If you are constantly going for the same type of person, someone that displays destructive behavior for example, it will become obvious to others that this is what you want.

Why would you go for them otherwise?

When the relationship breaks down, you might come into contact with people who like you but they might not feel as though they are your type simply because of the people you have dated in the past.

It’s important that you address this before you get a reputation for having unhealthy attractions. 

A fear of intimacy

Most people have experienced this at some point in their lives.

They are scared to get close to someone, to open up to them and be vulnerable. This is fine, it is when it becomes something that you carry into every relationship that it becomes a problem.

Anyone that is interested in you will stop trying if you display a prolonged fear of intimacy.

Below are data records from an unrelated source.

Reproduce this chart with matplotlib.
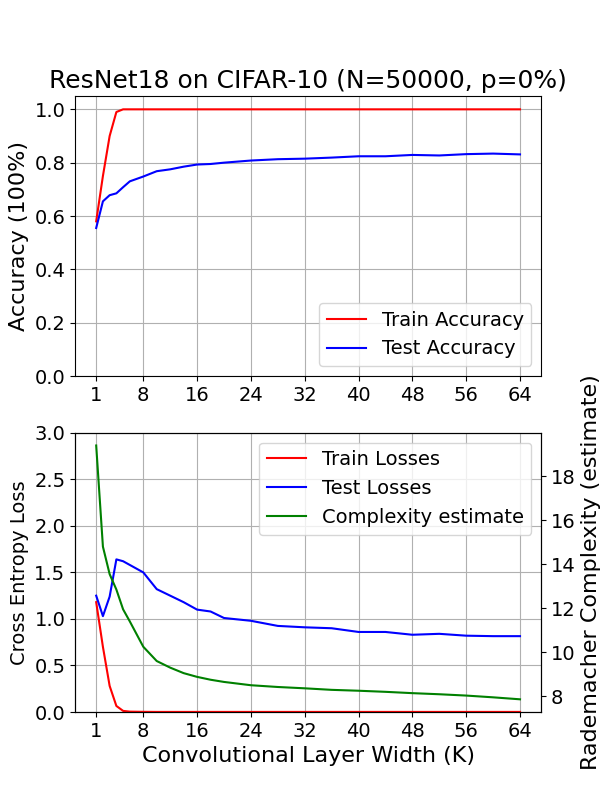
import matplotlib
matplotlib.use("Agg")
import matplotlib.pyplot as plt

# widths K
widths = [1, 2, 3, 4, 5, 6, 8, 10, 12, 14, 16, 18, 20, 24, 28, 32, 36, 40, 44, 48, 52, 56, 60, 64]

train_acc = [0.58, 0.75, 0.90, 0.99, 1.0, 1.0, 1.0, 1.0, 1.0, 1.0, 1.0, 1.0, 1.0, 1.0, 1.0, 1.0,
             1.0, 1.0, 1.0, 1.0, 1.0, 1.0, 1.0, 1.0]
test_acc = [0.555, 0.655, 0.678, 0.685, 0.708, 0.73, 0.748, 0.768, 0.775, 0.785, 0.793, 0.795,
            0.80, 0.808, 0.813, 0.815, 0.819, 0.824, 0.824, 0.829, 0.827, 0.832, 0.834, 0.831]

train_loss = [1.18, 0.70, 0.28, 0.065, 0.012, 0.004, 0.002, 0.001, 0.001, 0.001, 0.001, 0.001,
              0.001, 0.001, 0.001, 0.001, 0.001, 0.001, 0.001, 0.001, 0.001, 0.001, 0.001, 0.001]
test_loss = [1.25, 1.03, 1.24, 1.64, 1.62, 1.58, 1.50, 1.32, 1.25, 1.18, 1.10, 1.08,
             1.01, 0.98, 0.925, 0.91, 0.90, 0.86, 0.86, 0.83, 0.84, 0.82, 0.815, 0.815]
complexity = [19.4, 14.8, 13.55, 12.85, 11.95, 11.4, 10.25, 9.6, 9.3, 9.05, 8.88, 8.75,
              8.65, 8.5, 8.42, 8.36, 8.29, 8.25, 8.2, 8.14, 8.09, 8.03, 7.95, 7.86]

xticks = [1, 8, 16, 24, 32, 40, 48, 56, 64]

fig = plt.figure(figsize=(6, 8), dpi=100)

ax1 = fig.add_axes([0.125, 0.53, 0.777, 0.35])
ax1.plot(widths, train_acc, color="red", label="Train Accuracy")
ax1.plot(widths, test_acc, color="blue", label="Test Accuracy")
ax1.set_ylim(0, 1.05)
ax1.set_xticks(xticks)
ax1.tick_params(labelsize=14)
ax1.set_ylabel("Accuracy (100%)", fontsize=16)
ax1.set_title("ResNet18 on CIFAR-10 (N=50000, p=0%)", fontsize=18)
ax1.grid(True)
ax1.legend(loc="lower right", fontsize=14)

ax2 = fig.add_axes([0.125, 0.11, 0.777, 0.349])
l1, = ax2.plot(widths, train_loss, color="red", label="Train Losses")
l2, = ax2.plot(widths, test_loss, color="blue", label="Test Losses")
ax2.set_ylim(0, 3.0)
ax2.set_xticks(xticks)
ax2.tick_params(labelsize=14)
ax2.set_ylabel("Cross Entropy Loss", fontsize=14)
ax2.set_xlabel("Convolutional Layer Width (K)", fontsize=16)
ax2.grid(True)

ax3 = ax2.twinx()
l3, = ax3.plot(widths, complexity, color="green", label="Complexity estimate")
ax3.tick_params(labelsize=14)
ax3.set_ylabel("Rademacher Complexity (estimate)", fontsize=16)

ax2.legend(handles=[l1, l2, l3], loc="upper right", fontsize=14)

fig.savefig("out.png")
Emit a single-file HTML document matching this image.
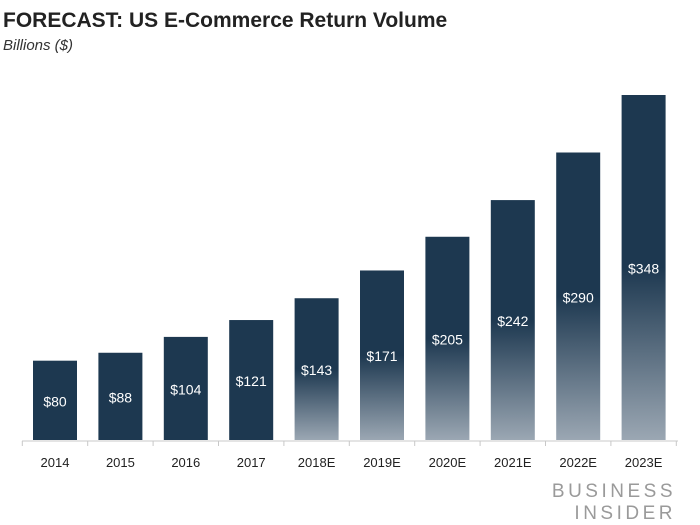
<!DOCTYPE html>
<html><head><meta charset="utf-8"><style>
body{margin:0;background:#fff;}
svg{display:block;font-family:"Liberation Sans",sans-serif;}
</style></head><body>
<svg width="700" height="525">
<defs>
<linearGradient id="fc" x1="0" y1="0" x2="0" y2="1">
<stop offset="0" stop-color="#1d3850"/>
<stop offset="0.5" stop-color="#1d3850"/>
<stop offset="1" stop-color="#9ba7b3"/>
</linearGradient>
</defs>
<text x="3" y="27" font-size="21" font-weight="bold" fill="#222">FORECAST: US E-Commerce Return Volume</text>
<text x="3" y="50" font-size="15" font-style="italic" fill="#333">Billions ($)</text>
<g id="bars"></g>
<line x1="22" y1="441" x2="678" y2="441" stroke="#c8c8c8" stroke-width="1"/>
<g id="ticks"></g>
<text x="676" y="497" font-size="19" fill="#9a9a9a" text-anchor="end" letter-spacing="3.5">BUSINESS</text>
<text x="676" y="519" font-size="19" fill="#9a9a9a" text-anchor="end" letter-spacing="3.5">INSIDER</text>
</svg>
<script>
const categories=["2014","2015","2016","2017","2018E","2019E","2020E","2021E","2022E","2023E"];
const values=[80,88,104,121,143,171,205,242,290,348];
const forecast=[false,false,false,false,true,true,true,true,true,true];
const ns="http://www.w3.org/2000/svg";
const base=440, scale=345/348, x0=33, step=65.4, bw=44;
const x=i=>x0+i*step, y=v=>base-v*scale;
const bars=document.getElementById('bars'), ticks=document.getElementById('ticks');
categories.forEach((c,i)=>{
  const r=document.createElementNS(ns,'rect');
  r.setAttribute('x',x(i));r.setAttribute('y',y(values[i]));
  r.setAttribute('width',bw);r.setAttribute('height',base-y(values[i]));
  r.setAttribute('fill',forecast[i]?'url(#fc)':'#1d3850');
  
  
  bars.appendChild(r);
  const t=document.createElementNS(ns,'text');
  t.setAttribute('x',x(i)+bw/2);t.setAttribute('y',(y(values[i])+base)/2+6);
  t.setAttribute('text-anchor','middle');t.setAttribute('font-size','14');t.setAttribute('fill','#fff');
  t.textContent='$'+values[i];
  
  
  bars.appendChild(t);
  const l=document.createElementNS(ns,'text');
  l.setAttribute('x',x(i)+bw/2);l.setAttribute('y',467);
  l.setAttribute('text-anchor','middle');l.setAttribute('font-size','13');l.setAttribute('fill','#222');
  l.textContent=c;
  
  
  ticks.appendChild(l);
});
for(let i=0;i<=categories.length;i++){
  const tx=x(i)-(step-bw)/2;
  const tk=document.createElementNS(ns,'line');
  tk.setAttribute('x1',tx);tk.setAttribute('x2',tx);tk.setAttribute('y1',441);tk.setAttribute('y2',446);
  tk.setAttribute('stroke','#c8c8c8');
  
  
  ticks.appendChild(tk);
}
</script>
</body></html>
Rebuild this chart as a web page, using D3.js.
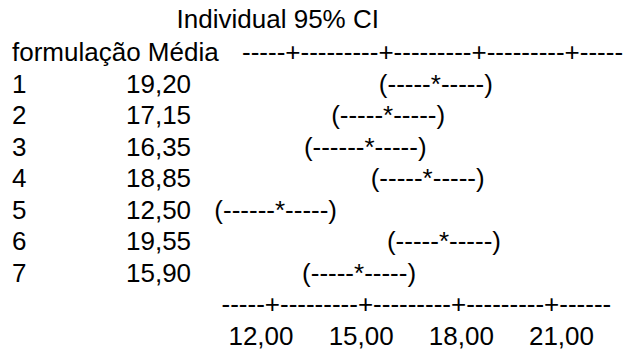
<!DOCTYPE html>
<html>
<head>
<meta charset="utf-8">
<script src="https://cdn.jsdelivr.net/npm/d3@7"></script>
<style>
  html, body { margin: 0; padding: 0; background: #fff; }
  svg { display: block; }
  text { font-family: "Liberation Sans", Arial, Helvetica, sans-serif; font-size: 26px; fill: #000; white-space: pre; }
</style>
</head>
<body>
<div id="chart"></div>
<script>
// ---- data ----
const title = "Individual 95% CI";
const headerLevel = "formulação";
const headerMean = "Média";
const levels = ["1", "2", "3", "4", "5", "6", "7"];
const means = [19.20, 17.15, 16.35, 18.85, 12.50, 19.55, 15.90];
const lowers = [17.40, 15.35, 14.25, 17.05, 10.40, 17.75, 14.10];
const uppers = [21.00, 18.95, 18.15, 20.65, 14.30, 21.35, 17.70];
const tickValues = [12, 15, 18, 21];

// ---- layout ----
const W = 628, H = 355;
const fmt = d3.formatLocale({decimal: ",", thousands: ".", grouping: [3], currency: ["", ""]}).format(".2f");
const colStep = (tickValues[1] - tickValues[0]) / 10;   // one text column in data units

const svg = d3.select("#chart").append("svg").attr("width", W).attr("height", H);

// scales
const x = d3.scaleLinear().domain([12, 21]).range([268.4, 477.7]);      // position of the '*'
const xLabel = d3.scaleLinear().domain([12, 21]).range([261, 561.5]);   // tick label centres
const yRow = d3.scaleLinear().domain([0, levels.length - 1]).range([92.5, 281.5]);
const rowGap = yRow(1) - yRow(0);

// title and header
svg.append("text").attr("x", 176.6).attr("y", 27.5).text(title);
svg.append("text").attr("x", 12).attr("y", 61).text(headerLevel + " " + headerMean);

// axis strings built from the ticks
const axisCore = "-".repeat(5) + tickValues.map(() => "+").join("-".repeat(9));
svg.append("text").attr("x", 242).attr("y", 61).text(axisCore + "-".repeat(5));
svg.append("text").attr("x", 221.5).attr("y", yRow(levels.length - 1) + rowGap).text(axisCore + "-".repeat(6));

// tick labels
svg.append("g").selectAll("text").data(tickValues).join("text")
  .attr("x", d => xLabel(d))
  .attr("y", yRow(levels.length - 1) + 2 * rowGap)
  .attr("text-anchor", "middle")
  .text(d => fmt(d));

// rows
const rows = svg.append("g").selectAll("g").data(levels.map((l, i) => ({
  level: l, mean: means[i], lo: lowers[i], hi: uppers[i], i
}))).join("g");

rows.append("text").attr("x", 12).attr("y", d => yRow(d.i)).text(d => d.level);
rows.append("text").attr("x", 126).attr("y", d => yRow(d.i)).text(d => fmt(d.mean));

rows.append("text")
  .attr("y", d => yRow(d.i))
  .each(function(d) {
    const nl = Math.round((d.mean - d.lo) / colStep) - 1;
    const nr = Math.round((d.hi - d.mean) / colStep) - 1;
    const s = "(" + "-".repeat(nl) + "*" + "-".repeat(nr) + ")";
    const t = d3.select(this).attr("x", 0).text(s);
    const node = t.node();
    const leftW = node.getSubStringLength(0, nl + 1);
    const starW = node.getSubStringLength(nl + 1, 1);
    t.attr("x", x(d.mean) - leftW - starW / 2);
  });
</script>
</body>
</html>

They might think you are hiding something from them or that you don’t trust them.

You also risk getting a reputation for sleeping around and never committing when you have a fear of intimacy.

It might seem scary but if you can work on this, you’ll notice that you won’t be single for much longer. 

You are nick-picky  

You pick on everything that people around you do. Choices they make, clothes they wear and even what they wear.

You are also super selective when it comes to who you will and will not date. You have super high expectations from your partner which leaves them always falling short and your relationships failing.

You might always blame them but if you take a long, hard look at yourself, you will realize that it is you.

Try not to think of yourself as better than anyone, remember that no one is perfect including you and try to be open minded when you are dating. This will help attract people to you. 

Low-self esteem 

If you have been single for a long time it is understandable that you might develop low self-esteem.

You might be wondering what that means or what that looks like. Well low self-esteem is when you don’t think very highly of yourself.

You might notice that you lack confidence and are constantly putting yourself down. This is because you don’t think you deserve anything, especially love from another person.

Having low self-esteem destroys your chances of winning someone over. If you don’t think you are worth it, why would they?

It might sound harsh but it’s true. Low self-esteem is something you can work on and overcome so that you can enjoy more of your life. 

High-self esteem 

On the opposite side of the spectrum, you have high self-esteem.

Now I have just spoken about how important it is to have self-esteem and to value yourself. This is all true but if you have too much self-esteem then it can become extreme. That is when you can become over confident and cocky.

You might start to believe that you are too good for anyone you meet, leaving you single.

You need to realize that no one is perfect and that includes you.  

Fear of competition 

Are you scared of competing for someone? Let’s imagine, you have met someone you really like but someone else is also showing an interest in them.

Do you pull away because you don’t want to compete, or do you just continue with the competition and see how far you get?

If you always pull away then you will never win anyone over.

The chances are even if you don’t know about it, someone you have liked has also been liked by someone else at the same time.

Be willing to take the risk so that you have a chance of winning. 

You are too mysterious 

Being mysterious is actually something that women love in a man. They love the chase of finding out everything about a man. There is a line through of how mysterious you should be.

If you are too mysterious, you risk people losing interest in you.

They would rather date someone they knew a little about and plus most women don’t trust a man that is too mysterious.

You can be mysterious and use it as a tool to get women but just don’t overdo it and become someone no one really knows. 

Isolation and routine 

It is good to have a routine. In fact, if you have one, you are probably far more productive than most other people. It only becomes a problem if you are too rigid with you.

For example maybe a friend asks you if you want to go to a pub quiz but it’s on a Monday and you never like to go out on a Monday night, it’s part of your routine. So, you say no.

When your friend is telling you all about the pub quiz that you missed out on he mentions that there were a lot of girls there.

If you had gone, you might have met a girl but because you stuck to your routine, you missed out on the opportunity.

The same goes for insolation. It’s very easy to stay indoors and do nothing. You need to be careful not to become too isolated so that you do go out and meet other people. 

You are too independent 

Independence on a whole is a good thing. Sometimes when people have been single for a long time they become really independent.

They do everything for themselves and don’t rely on anyone else.

From the outside it looks like you don’t need or want anyone else coming into your life and messing things up for you. So, anyone who might be interested stays away.

Sometimes you need to let someone pay for your dinner on a date or pick you up in their car. It’s these little things which show others you have room for them in your life.

When you are in a relationship with someone, it is a partnership, they want to know that you will both be able to rely on each other. 

Rule-making 

You have a lot of rules and expectations on anyone you might potentially date.

You expect them not to go out very much, to look and act a certain way. These rules are not something you can enforce on someone.

They make you look controlling. People will avoid dating you because they don’t want these rules enforced on them.

You might want to have some level of control but inventing rules and expectations is a step too far and should be avoided. Once you stop, you’ll also stop being single.